Question

$$y$$ is inversely proportional to $$(x+3)^{2}$$.
When $$x=2$$, $$y=8$$.
Find $$y$$ when $$x=7$$.

Answer

**step1** Understanding the relationship described

The problem states that $$y$$ is inversely proportional to $$(x+3)^{2}$$. This means that if we multiply $$y$$ by the value of $$(x+3)^{2}$$, the result will always be the same number, no matter what values $$x$$ and $$y$$ take (as long as they follow this relationship). This 'same number' is called a constant product.

Question1.step2 (Calculating the first value of (x+3) and its square)

We are given the first set of values: when $$x=2$$, $$y=8$$.
First, let's find the value of $$(x+3)$$ when $$x=2$$:
$$x+3 = 2+3 = 5$$.
Next, we need to find the value of $$(x+3)^{2}$$. This means we multiply the value of $$(x+3)$$ by itself:
$$(x+3)^{2} = 5 \times 5 = 25$$.

**step3** Finding the constant product

Now we use the given $$y$$ value and the calculated $$(x+3)^{2}$$ value to find the constant product.
We know that $$y=8$$ and $$(x+3)^{2}=25$$.
The constant product is found by multiplying these two values:
Constant Product $$ = y \times (x+3)^{2} = 8 \times 25$$.
To calculate $$8 \times 25$$:
We can think of $$25$$ as $$20 + 5$$.
Then, $$8 \times 25 = 8 \times (20 + 5)$$.
$$8 \times 20 = 160$$.
$$8 \times 5 = 40$$.
Adding these results: $$160 + 40 = 200$$.
So, the constant product is $$200$$. This tells us that for any valid pair of $$x$$ and $$y$$ in this relationship, $$y \times (x+3)^{2}$$ will always equal $$200$$.

Question1.step4 (Calculating the second value of (x+3) and its square)

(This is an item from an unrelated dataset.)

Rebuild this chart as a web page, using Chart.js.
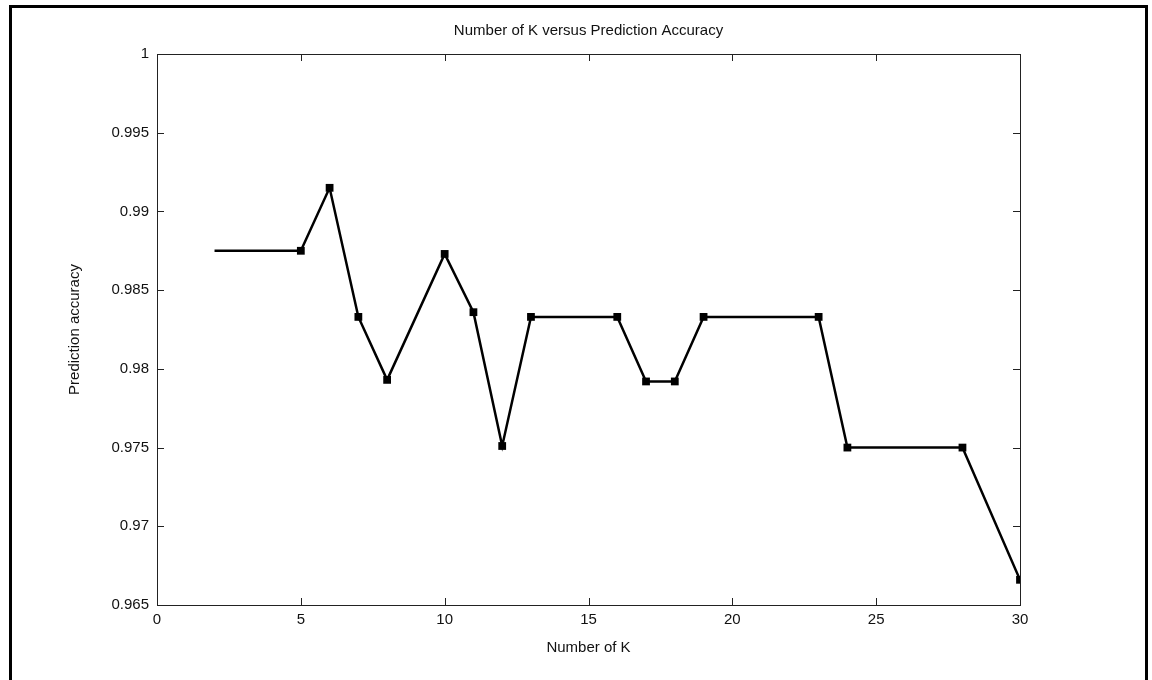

We need to find the value of $$y$$ when $$x=7$$.
First, we find the value of $$(x+3)$$ when $$x=7$$:
$$x+3 = 7+3 = 10$$.
Next, we find the value of $$(x+3)^{2}$$ for this new $$x$$:
$$(x+3)^{2} = 10 \times 10 = 100$$.

**step5** Finding the unknown y

We know that the constant product of $$y$$ and $$(x+3)^{2}$$ is always $$200$$.
From the previous step, we found that when $$x=7$$, $$(x+3)^{2}$$ is $$100$$.
So, we can write: $$y \times 100 = 200$$.
To find $$y$$, we need to determine what number, when multiplied by $$100$$, gives $$200$$. This is the same as dividing $$200$$ by $$100$$.
$$y = 200 \div 100 = 2$$.
Therefore, when $$x=7$$, $$y$$ is $$2$$.